» **Data extract**
╭──

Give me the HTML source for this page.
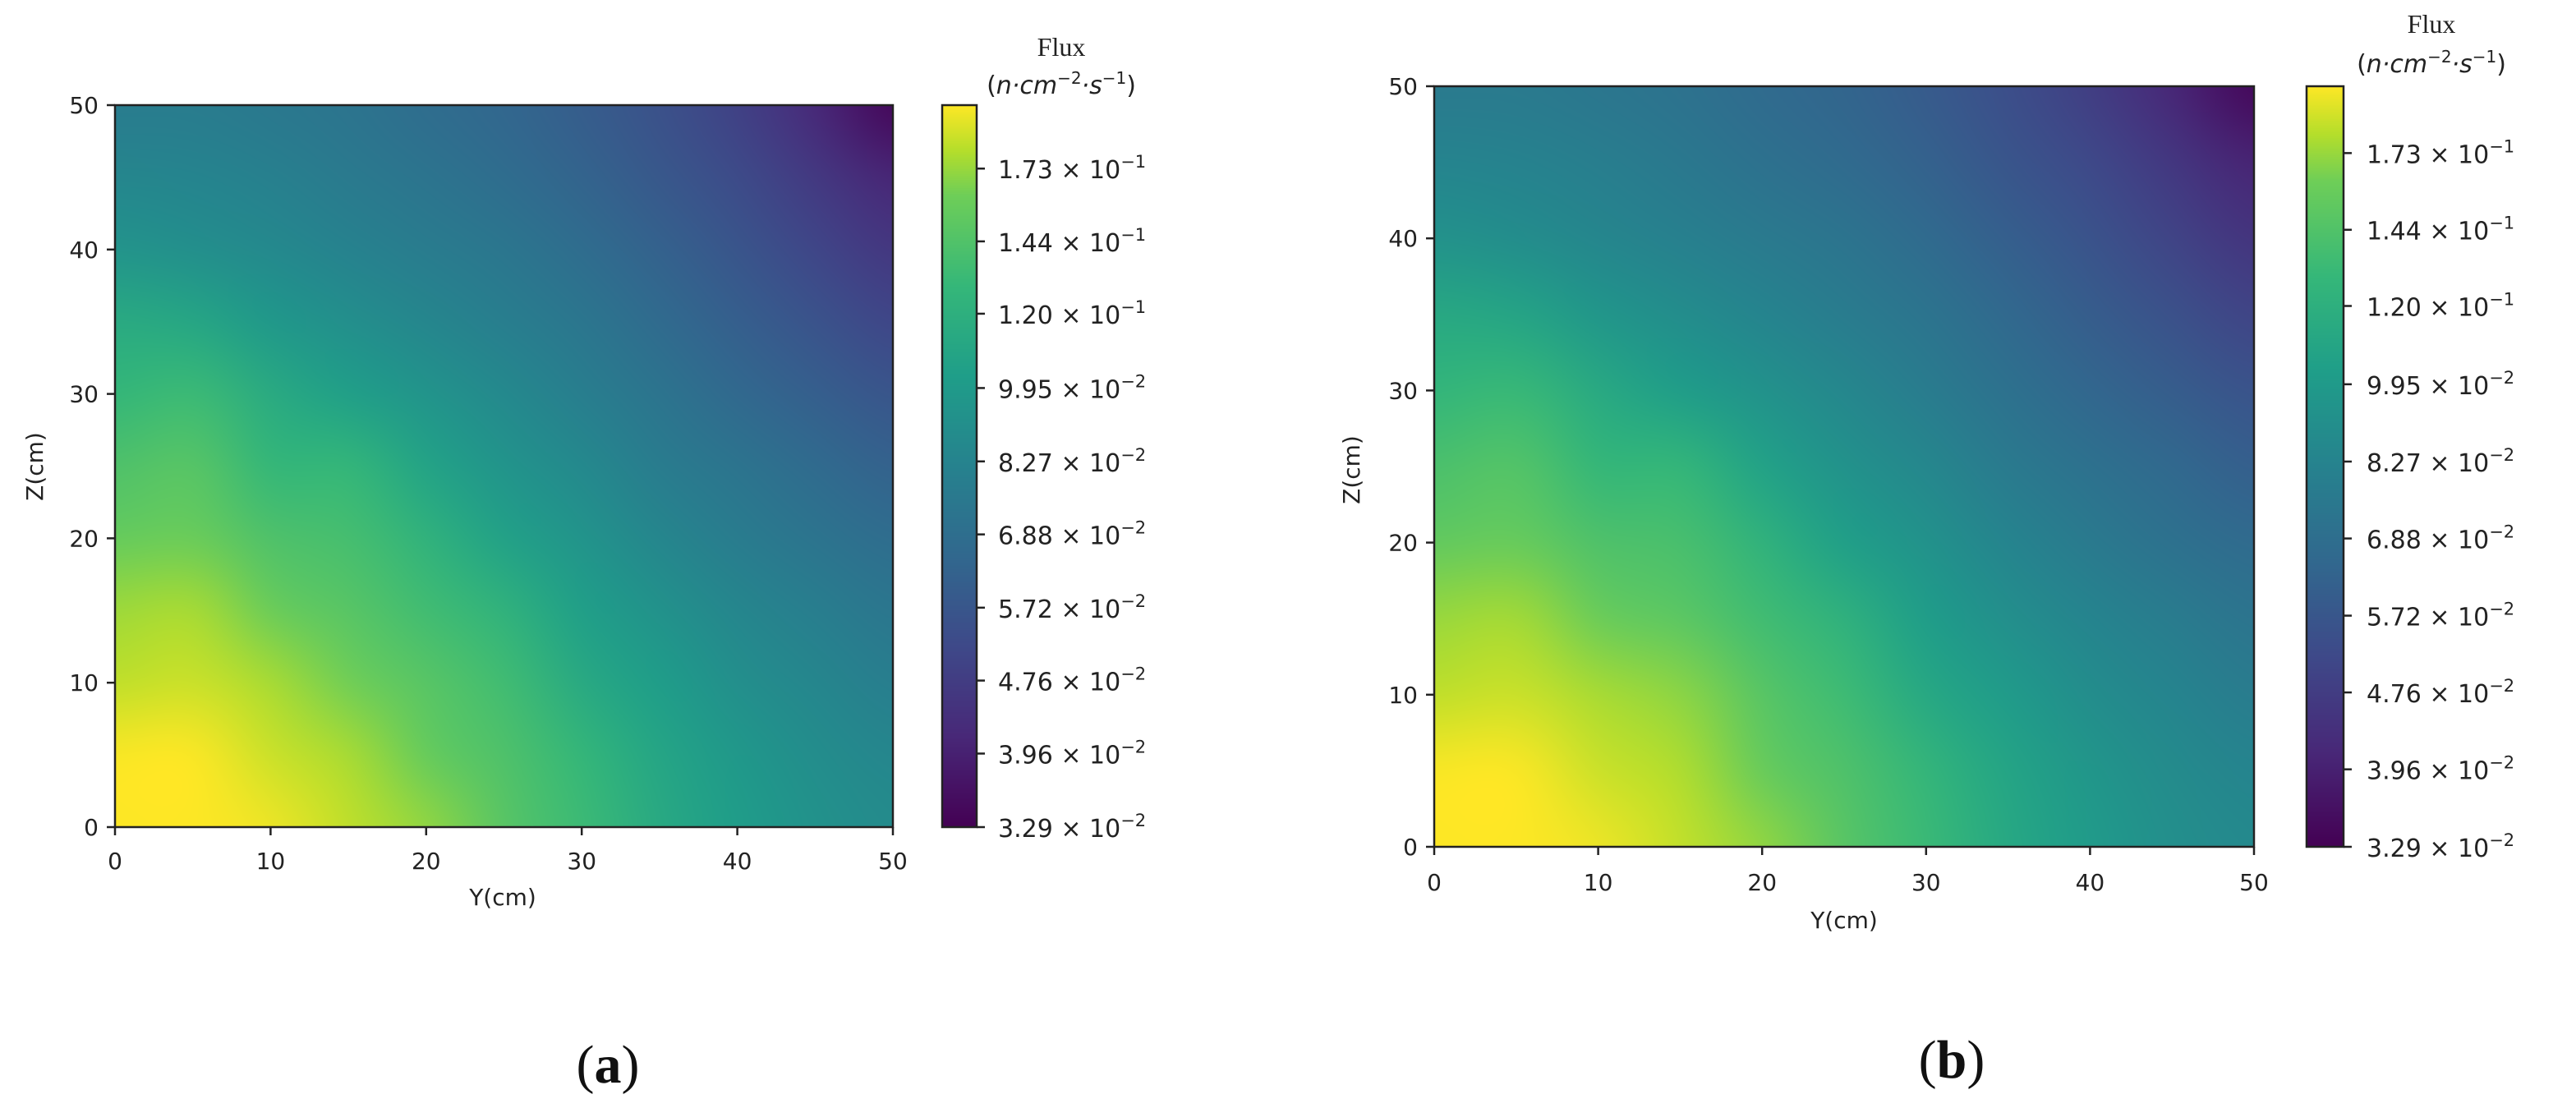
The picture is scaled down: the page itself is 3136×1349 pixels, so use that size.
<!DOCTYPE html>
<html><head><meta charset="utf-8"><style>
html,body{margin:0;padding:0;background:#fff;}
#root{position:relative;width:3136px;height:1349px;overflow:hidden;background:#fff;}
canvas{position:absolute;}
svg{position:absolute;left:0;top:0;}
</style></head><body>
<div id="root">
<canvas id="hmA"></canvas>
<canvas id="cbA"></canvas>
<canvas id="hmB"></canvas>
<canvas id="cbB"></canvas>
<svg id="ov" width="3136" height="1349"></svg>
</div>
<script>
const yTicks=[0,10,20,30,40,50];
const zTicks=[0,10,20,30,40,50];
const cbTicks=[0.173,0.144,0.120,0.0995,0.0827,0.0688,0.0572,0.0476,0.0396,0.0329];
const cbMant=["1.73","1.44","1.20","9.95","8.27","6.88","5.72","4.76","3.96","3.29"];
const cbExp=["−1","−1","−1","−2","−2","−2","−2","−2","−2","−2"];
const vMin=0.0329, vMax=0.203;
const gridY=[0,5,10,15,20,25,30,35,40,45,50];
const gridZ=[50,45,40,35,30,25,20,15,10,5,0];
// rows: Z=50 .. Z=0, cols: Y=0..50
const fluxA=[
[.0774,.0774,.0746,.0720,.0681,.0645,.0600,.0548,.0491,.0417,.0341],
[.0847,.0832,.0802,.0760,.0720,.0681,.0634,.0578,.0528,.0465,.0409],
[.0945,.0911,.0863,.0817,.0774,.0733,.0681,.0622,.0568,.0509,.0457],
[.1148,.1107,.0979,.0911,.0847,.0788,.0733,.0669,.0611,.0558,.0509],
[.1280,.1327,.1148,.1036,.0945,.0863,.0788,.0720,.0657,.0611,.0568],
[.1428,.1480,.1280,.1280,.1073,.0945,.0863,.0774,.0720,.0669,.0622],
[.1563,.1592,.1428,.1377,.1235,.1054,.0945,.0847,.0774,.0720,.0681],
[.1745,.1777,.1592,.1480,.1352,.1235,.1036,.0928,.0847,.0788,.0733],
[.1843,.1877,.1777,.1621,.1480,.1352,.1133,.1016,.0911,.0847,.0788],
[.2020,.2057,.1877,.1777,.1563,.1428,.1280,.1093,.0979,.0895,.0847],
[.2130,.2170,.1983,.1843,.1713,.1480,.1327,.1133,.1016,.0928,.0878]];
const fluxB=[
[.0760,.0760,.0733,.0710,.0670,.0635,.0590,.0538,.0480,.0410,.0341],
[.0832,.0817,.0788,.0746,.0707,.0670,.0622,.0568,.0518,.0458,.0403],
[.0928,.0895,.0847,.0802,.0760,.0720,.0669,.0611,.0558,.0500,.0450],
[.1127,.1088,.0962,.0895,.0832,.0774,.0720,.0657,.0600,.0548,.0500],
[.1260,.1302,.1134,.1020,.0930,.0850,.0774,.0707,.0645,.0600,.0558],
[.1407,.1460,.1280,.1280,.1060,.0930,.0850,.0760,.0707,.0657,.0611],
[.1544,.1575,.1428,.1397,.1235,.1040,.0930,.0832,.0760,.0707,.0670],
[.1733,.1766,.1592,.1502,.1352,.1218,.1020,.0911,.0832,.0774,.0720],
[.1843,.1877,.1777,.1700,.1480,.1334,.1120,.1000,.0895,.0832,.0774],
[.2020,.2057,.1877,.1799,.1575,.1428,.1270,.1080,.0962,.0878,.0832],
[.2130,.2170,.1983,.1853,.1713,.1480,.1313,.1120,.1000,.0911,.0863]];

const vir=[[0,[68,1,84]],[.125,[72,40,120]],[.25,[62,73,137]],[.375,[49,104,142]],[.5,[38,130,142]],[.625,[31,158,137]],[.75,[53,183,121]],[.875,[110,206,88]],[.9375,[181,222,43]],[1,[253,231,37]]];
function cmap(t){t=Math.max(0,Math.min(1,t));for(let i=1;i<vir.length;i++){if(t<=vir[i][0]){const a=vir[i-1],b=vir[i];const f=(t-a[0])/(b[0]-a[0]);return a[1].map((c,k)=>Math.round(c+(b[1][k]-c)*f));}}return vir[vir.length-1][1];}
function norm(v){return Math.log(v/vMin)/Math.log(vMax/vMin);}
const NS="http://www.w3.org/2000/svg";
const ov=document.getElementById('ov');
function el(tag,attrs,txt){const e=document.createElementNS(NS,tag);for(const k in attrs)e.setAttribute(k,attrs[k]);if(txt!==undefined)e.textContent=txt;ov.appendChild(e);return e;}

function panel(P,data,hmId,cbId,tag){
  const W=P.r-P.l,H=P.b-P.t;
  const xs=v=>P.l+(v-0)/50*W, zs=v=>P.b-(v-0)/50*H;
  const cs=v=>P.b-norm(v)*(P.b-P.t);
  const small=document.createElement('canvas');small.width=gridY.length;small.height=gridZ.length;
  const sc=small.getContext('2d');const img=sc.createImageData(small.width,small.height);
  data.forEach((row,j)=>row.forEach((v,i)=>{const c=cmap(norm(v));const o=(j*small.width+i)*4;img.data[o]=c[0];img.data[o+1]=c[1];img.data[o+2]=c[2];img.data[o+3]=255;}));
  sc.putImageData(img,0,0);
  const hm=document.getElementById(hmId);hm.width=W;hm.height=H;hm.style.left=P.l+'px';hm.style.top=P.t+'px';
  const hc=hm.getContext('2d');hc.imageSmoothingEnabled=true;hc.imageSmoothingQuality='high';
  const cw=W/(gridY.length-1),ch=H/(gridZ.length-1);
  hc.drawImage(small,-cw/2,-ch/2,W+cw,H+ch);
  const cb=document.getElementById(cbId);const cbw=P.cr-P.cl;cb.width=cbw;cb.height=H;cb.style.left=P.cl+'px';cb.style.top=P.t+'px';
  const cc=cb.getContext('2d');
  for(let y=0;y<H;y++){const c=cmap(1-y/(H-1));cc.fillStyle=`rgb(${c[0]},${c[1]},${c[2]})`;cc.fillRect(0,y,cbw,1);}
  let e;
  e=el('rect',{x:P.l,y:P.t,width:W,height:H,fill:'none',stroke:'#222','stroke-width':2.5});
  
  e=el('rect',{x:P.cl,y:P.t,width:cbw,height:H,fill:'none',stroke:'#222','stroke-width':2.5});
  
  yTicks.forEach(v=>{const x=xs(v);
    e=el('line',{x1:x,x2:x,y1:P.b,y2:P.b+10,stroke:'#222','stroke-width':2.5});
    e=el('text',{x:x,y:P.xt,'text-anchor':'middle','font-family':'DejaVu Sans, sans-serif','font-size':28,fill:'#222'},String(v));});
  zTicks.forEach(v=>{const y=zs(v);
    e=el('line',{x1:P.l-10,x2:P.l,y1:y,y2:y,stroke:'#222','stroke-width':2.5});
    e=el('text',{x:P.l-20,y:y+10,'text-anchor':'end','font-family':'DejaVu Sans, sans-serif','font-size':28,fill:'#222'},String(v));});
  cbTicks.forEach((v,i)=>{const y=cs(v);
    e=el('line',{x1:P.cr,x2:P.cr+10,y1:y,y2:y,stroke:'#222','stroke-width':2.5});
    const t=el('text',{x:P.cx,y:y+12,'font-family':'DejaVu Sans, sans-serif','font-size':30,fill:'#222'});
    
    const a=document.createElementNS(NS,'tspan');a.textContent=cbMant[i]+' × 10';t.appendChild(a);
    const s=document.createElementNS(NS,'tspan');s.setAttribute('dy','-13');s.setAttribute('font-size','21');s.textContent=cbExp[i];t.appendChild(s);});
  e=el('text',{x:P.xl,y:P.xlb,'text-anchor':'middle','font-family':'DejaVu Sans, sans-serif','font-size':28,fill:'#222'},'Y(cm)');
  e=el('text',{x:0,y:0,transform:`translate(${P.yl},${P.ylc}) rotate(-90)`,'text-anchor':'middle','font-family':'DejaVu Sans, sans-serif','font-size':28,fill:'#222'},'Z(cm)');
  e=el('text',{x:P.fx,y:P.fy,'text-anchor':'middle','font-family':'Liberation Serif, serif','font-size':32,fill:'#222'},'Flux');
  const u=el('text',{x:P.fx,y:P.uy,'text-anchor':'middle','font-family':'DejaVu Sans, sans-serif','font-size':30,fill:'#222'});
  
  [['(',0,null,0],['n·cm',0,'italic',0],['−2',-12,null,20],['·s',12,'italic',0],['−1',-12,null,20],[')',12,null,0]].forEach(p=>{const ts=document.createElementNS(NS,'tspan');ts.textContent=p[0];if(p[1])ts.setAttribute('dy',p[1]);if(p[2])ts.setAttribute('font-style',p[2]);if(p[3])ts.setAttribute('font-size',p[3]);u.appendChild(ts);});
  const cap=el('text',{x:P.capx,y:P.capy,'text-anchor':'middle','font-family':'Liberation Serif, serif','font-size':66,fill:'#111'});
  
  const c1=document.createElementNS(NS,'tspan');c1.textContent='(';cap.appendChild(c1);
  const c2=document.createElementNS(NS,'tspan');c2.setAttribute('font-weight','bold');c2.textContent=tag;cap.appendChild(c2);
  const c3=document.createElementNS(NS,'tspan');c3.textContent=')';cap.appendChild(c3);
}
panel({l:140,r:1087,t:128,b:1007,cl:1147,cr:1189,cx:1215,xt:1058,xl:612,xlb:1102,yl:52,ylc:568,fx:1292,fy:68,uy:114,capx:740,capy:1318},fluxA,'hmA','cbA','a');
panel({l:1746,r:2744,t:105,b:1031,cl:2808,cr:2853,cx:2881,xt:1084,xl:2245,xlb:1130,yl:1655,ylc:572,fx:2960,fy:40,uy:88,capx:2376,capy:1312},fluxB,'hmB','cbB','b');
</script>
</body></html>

╰──

» **What you should do**
Where a line above holds the string "page", show that line.

» **Output for this task**
Give me the HTML source for this page.
The picture is scaled down: the page itself is 3136×1349 pixels, so use that size.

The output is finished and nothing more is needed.